“I almost forgot one important detail,” I mentioned before hanging the locket of my family around my neck, with the light catching it in just the right way.
“Let me do one last thing. You don’t have to be out in the cold looking in. He’s going to be here any second. This will make him lose focus during dinner. Being a little bold and brazen doesn’t hurt anybody,” she said. She took the scissors and cut a deep V neckline, leaving nothing underneath to obscure his view of my mountainous terrain.
“This is ridiculous. I just got out of a nasty relationship. I’m not ready for anything at the moment. The same thing can’t be said for my body. It craves his touch and the feel of his hot breath on the back of my neck. I can’t do this,” I protested. But there was very little conviction behind my words.
It was wrong to make her think I was vulnerable. Everything I had gone through made me stronger. I wanted her to convince me. The only way to save face was to make her think she was the catalyst for me moving on. It had to appear to be her idea.
“There’s no reason why you can’t have your cake and eat it too. I seriously doubt that he’s going to complain if you throw yourself at him. Some guys like a forceful attitude and a woman who knows what she wants,” Bethany said over her shoulder. She left the room with a big smile on her face for a job well done.
She snipped the scissors in the air several times with this guilty look of a friend who was trying to push me out of my comfort zone. If only she knew that this was part of my plan to get her to work with me, not against me.
Manipulation came easy to most women, but it was a foreign concept to me. It felt nice to turn the tables and give Cameron a taste of his own medicine.
A pair of open-toed sandals accompanied the outfit. The black dress was put away for a rainy day when he wouldn’t see it coming. Bethany was unaware of my discreet trips to a shop that catered to those who had sexually discriminate tastes. A few implements of satisfaction were in my toy chest under the bed.
There were also pieces of lingerie that would have any man willing to do practically anything to please me. There were some that were a little more scandalous and revealing than others. Leather in a variety of colors was just one of many weapons in my arsenal of sexual tricks.
It was time to fake it to make it. He did make me nervous, but that was the little girl 10 years ago trying to raise her ugly head. She was still there begging for acceptance in his eyes. I wasn’t going to waste any more tears on him. Getting over the worst humiliation of my life turned me into a bitter woman who was barely able to make that connection with the opposite sex.

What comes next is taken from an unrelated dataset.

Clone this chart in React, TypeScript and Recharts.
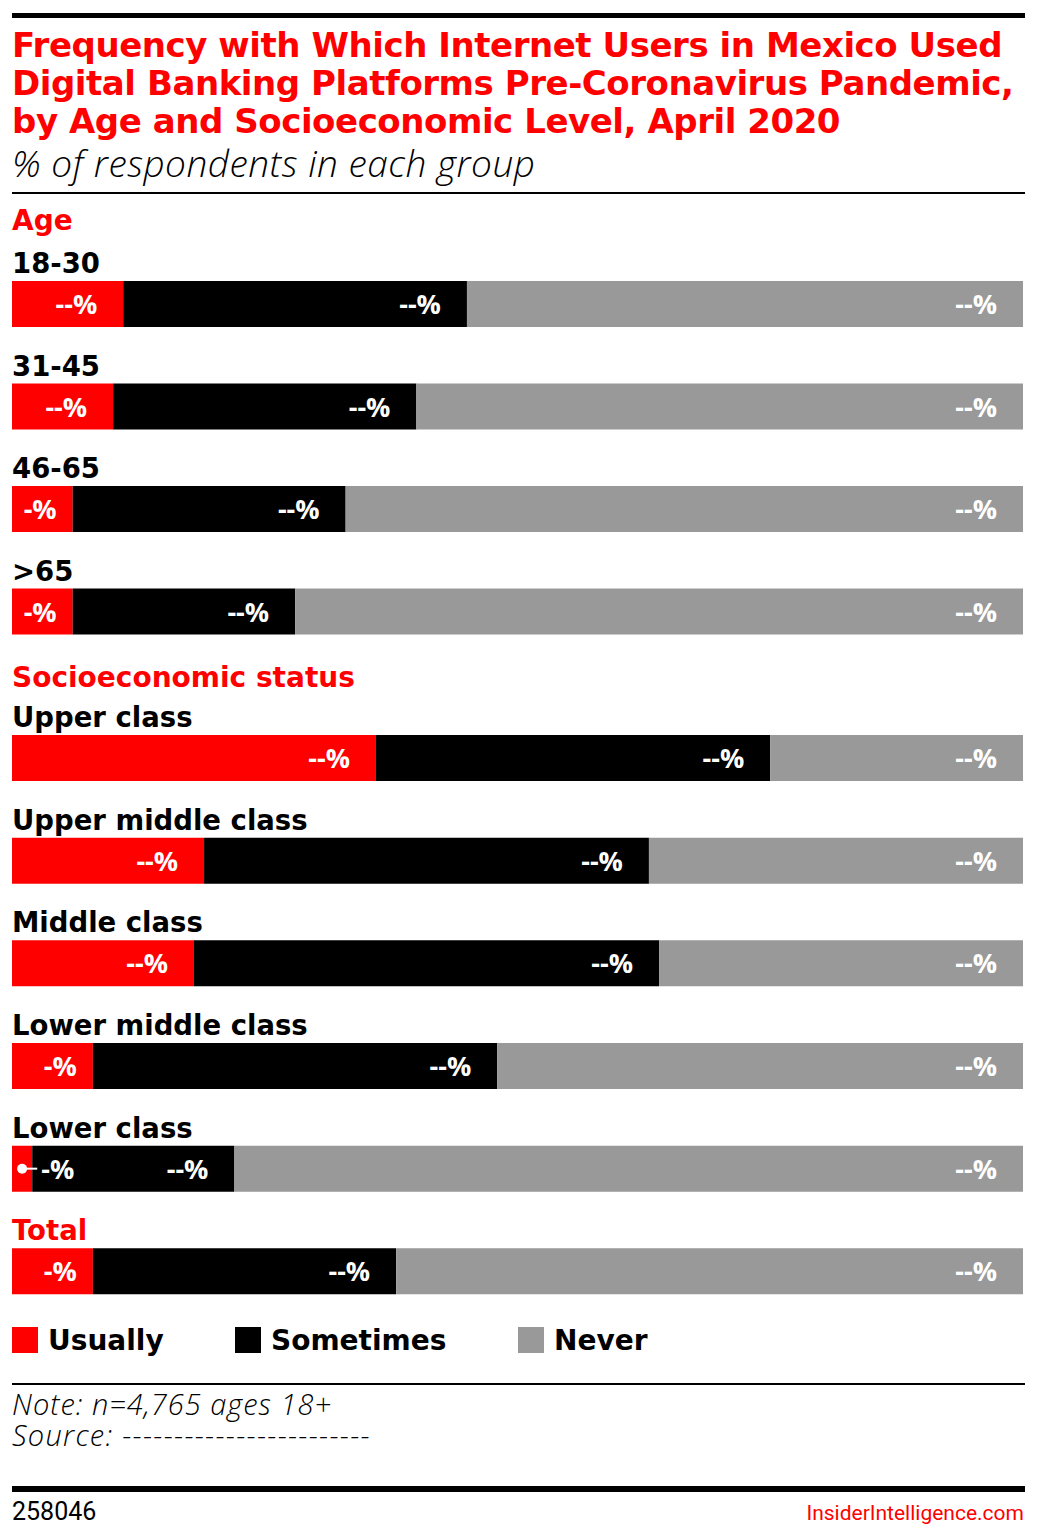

Nobody knew of my secret shame and I was going to keep it that way for as long as possible. He had caused me heartache.
Two months of teasing him mercilessly was nothing in the grand scheme of things.
Making my way down the stair, I touched the banister with some concern for my safety. It was wobbly and falling apart, piece by piece. The roof was foremost on my mind. It was all about priorities. The place was livable, but I still had to watch my step or risk tumbling to certain injury at the bottom of the stairs.
The paint was peeling but the design of the banister was something that I wanted to bring back to its former glory.
Something smelled delicious.
I was able to spy Cameron on the deck with a cold beer in his hands. He was flipping the meat, searing both sides with char marks. He had a huge smile of on his face.
Bethany was out there with him, but there was no way to know what they were talking about with the balcony door closed. It made my heart skip a beat when I saw him with his shirt open, in an attempt to cool himself off in the unseasonably warm fall weather.
This was an Indian summer.
Some of the leaves surrounding the property had changed color. The fall foliage was threatening to overshadow what was left of summer. The one thing I hated was that divide between fall and winter. That smell of decay, when things were dying, gave birth to my seasonal affective disorder.
Getting out and enjoying winter activities was my answer to the crippling depression that could easily have me bundled up, hibernating inside for the next few months. A pair of skis was sitting at the door; ski boots were on the floor.
Everything was now ready for dinner, with fresh seasonal vegetables simmering on low heat on the stainless steel stove. Fresh corn on the cob had that familiar scent of summer. Scallops and a medley of other seafood, including lobster tails, were basting in spices and garlic butter in a frying pan.
I was turning this meal into a surf and turf experience.
Nothing was threatening to burn, with me keeping a careful eye. There wasn’t one thing I’d want to change about the evening. The whole world practically ground to a halt when I stared unabashedly at the way that he was letting the breeze ruffle his short hair.
It made me sigh deeply with concern for my sexual sanity. It would be easy to let nature take its course after dinner. The only thing standing in my way was Bethany. It wasn’t like I was going to go all the way but there were other things I could do to excite his palate for something more than food.